Gustav de Laval was born on May 9, 1845 at Osra, Sweden. He hailed from a family that had emigrated to Sweden from France in the early seventeenth century. Little is known about his boyhood and school education.

GUSTAV DE Laval studied at the Stockholm Technical Institute and graduated from the Uppsala University. He showed unfailing vigour and variety of interests in inventing new types of machines.

In 1878 de Laval invented the high speed centrifugal cream separator that incorporated a turbine. This machine was used in large dairies and found a ready market throughout the world. He followed this up with various devices for the dairy industry, notably a vacuum milking machine he perfected in 1913.

De Laval's greatest achievement lay in the development of the steam turbine required for his machine. In the absence of reliable data on the properties of steam, he solved the problem of high velocity by incorporating special features in the design of the wheel carrying the vanes of the turbine. He was the first to employ a "convergent-divergent" type of nozzle in order to realise the full potential energy of the expanding steam. The turbine disc had a hyperbolic profile. After several years of experiments, he completed his prototype in 1890.

For driving cream separators he originally developed the small high-speed turbines with a single row of blades and a speed of 42,000 r.p.m. Although several of these were used, he did not consider them practical for commercial application. So he turned to the development of simple impulse turbines.

During 1889 and 1897 he built a large number of impulse turbines of varying size (delivering five to several hundred horse-power). He also invented the special reduction gearing which enables a turbine rotating at high speed to drive a machine at comparatively slow-speed. This principle has found application in marine engineering.

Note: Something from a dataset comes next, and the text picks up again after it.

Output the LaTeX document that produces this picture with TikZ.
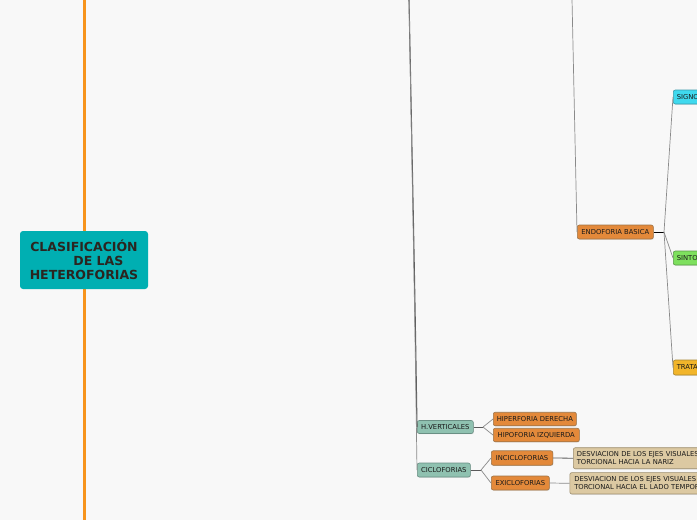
\documentclass[tikz,border=0pt]{standalone}
\usepackage{fontspec}
\setmainfont{DejaVu Sans}
\usetikzlibrary{shadows}
\definecolor{bg}{HTML}{F8F8F8}
\definecolor{orangeline}{HTML}{F7941D}
\definecolor{teal}{HTML}{00AFB2}
\definecolor{titletext}{HTML}{2B2520}
\definecolor{orfill}{HTML}{E3893A}
\definecolor{ordraw}{HTML}{9E7448}
\definecolor{hvfill}{HTML}{8FC1B0}
\definecolor{hvdraw}{HTML}{6A8F84}
\definecolor{tanfill}{HTML}{DCC9A2}
\definecolor{tandraw}{HTML}{9E8E6E}
\definecolor{cyanfill}{HTML}{3FD9EE}
\definecolor{cyandraw}{HTML}{3A9AAA}
\definecolor{greenfill}{HTML}{7EE05E}
\definecolor{greendraw}{HTML}{5A9A4A}
\definecolor{goldfill}{HTML}{F2B52A}
\definecolor{golddraw}{HTML}{A88530}
\definecolor{linkgray}{HTML}{8A8A8A}
\definecolor{darklink}{HTML}{5A5A5A}
\begin{document}
\begin{tikzpicture}[x=1pt,y=-1pt,
  box/.style={rounded corners=2pt, inner xsep=3.5pt, inner ysep=0pt,
    font=\fontsize{6.8}{8}\selectfont, text=black!90, line width=0.6pt,
    anchor=west, drop shadow={shadow xshift=0.5pt, shadow yshift=-0.7pt, opacity=0.25}},
  orbox/.style={box, fill=orfill, draw=ordraw},
  hvbox/.style={box, fill=hvfill, draw=hvdraw},
  tanbox/.style={box, fill=tanfill, draw=tandraw, text width=130pt, align=left},
  titlebox/.style={rounded corners=3pt, fill=teal, text=titletext,
    font=\fontsize{12.5}{14}\selectfont\bfseries, align=center,
    minimum width=128pt, minimum height=58pt, inner sep=0pt},
  link/.style={draw=linkgray, line width=0.7pt},
  darkl/.style={draw=darklink, line width=0.8pt},
  trunk/.style={draw=darklink, line width=1.1pt},
  oline/.style={draw=orangeline, line width=3pt}
]
\fill[bg] (0,0) rectangle (697,520);
\useasboundingbox (0,0) rectangle (697,520);

% orange vertical line of the root
\coordinate (otop) at (84,0);
\coordinate (obot) at (84,520);
\draw[oline] (otop) -- (obot);

\node[titlebox] (root) at (84,260) {CLASIFICACIÓN\\\hspace*{2.3em}DE LAS\\HETEROFORIAS};

% free ends at top
\coordinate (top1) at (409,-1);
\coordinate (top2) at (572,-1);

% nodes
\node[hvbox, minimum width=56pt, minimum height=13pt] (hv) at (417,427) {H.VERTICALES};
\node[hvbox, minimum width=53pt, minimum height=14pt] (ciclo) at (417,470) {CICLOFORIAS};
\node[orbox, minimum width=83pt, minimum height=13.5pt] (hiper) at (493,419) {HIPERFORIA DERECHA};
\node[orbox, minimum width=86pt, minimum height=13.5pt] (hipo) at (493,435) {HIPOFORIA IZQUIERDA};
\node[orbox, minimum width=61.5pt, minimum height=14.5pt] (inci) at (491,458) {INCICLOFORIAS};
\node[orbox, minimum width=58pt, minimum height=14pt] (exi) at (491,483) {EXICLOFORIAS};
\node[tanbox, minimum height=21pt] (desc1) at (573,458.2) {DESVIACION DE LOS EJES VISUALES\\TORCIONAL HACIA LA NARIZ};
\node[tanbox, minimum height=21.3pt, inner xsep=4.5pt] (desc2) at (569.5,483.3) {DESVIACION DE LOS EJES VISUALES\\TORCIONAL HACIA EL LADO TEMPORA};
\node[orbox, minimum width=76pt, minimum height=14pt] (endo) at (577,232) {ENDOFORIA BASICA};
\node[box, fill=cyanfill, draw=cyandraw, text width=40pt, align=left, minimum height=14pt] (signo) at (673,97) {SIGNO};
\node[box, fill=greenfill, draw=greendraw, text width=40pt, align=left, minimum height=14pt] (sinto) at (673,258) {SINTO};
\node[box, fill=goldfill, draw=golddraw, text width=40pt, align=left, minimum height=15pt] (trata) at (673,367.5) {TRATA};

% connectors
\draw[trunk] (top1) .. controls (415,300) .. (hv.west);
\draw[link] (top1) .. controls (415,330) .. (ciclo.west);
\draw[link] (top2) -- (endo.west);

\coordinate (j1) at (664,232);
\draw[draw=black, line width=0.8pt] (endo.east) -- (j1);
\draw[link] (j1) -- (signo.west);
\draw[link] (j1) -- (sinto.west);
\draw[link] (j1) -- (trata.west);

\coordinate (j2) at (483,427);
\draw[darkl] (hv.east) -- (j2);
\draw[link] (j2) -- (hiper.west);
\draw[link] (j2) -- (hipo.west);

\coordinate (j3) at (481,470);
\draw[darkl] (ciclo.east) -- (j3);
\draw[link] (j3) -- (inci.west);
\draw[link] (j3) -- (exi.west);

\draw[darkl] (inci.east) -- (desc1.west);
\draw[link] (exi.east) -- (desc2.west);
\end{tikzpicture}
\end{document}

He is often likened to Thomas Edison (1847-1931) in respect of inventive talent. But Edison was poor and had no school education; at the age of 10, he divided his time between private studies and the sale of newspapers.

De Laval's interests ranged from electric lighting to aerodynamics. In the 1890's he employed over a hundred engineers in developing his inventions. He died on February 2, 1913. His inventions are exactly described in the thousand or more dairies he maintained. These are preserved in the Swedish Technical Museum, Stockholm. (The Hutchinson Dictionary of Scientific Biography, Helicon Publishing Ltd., Oxford, 1994).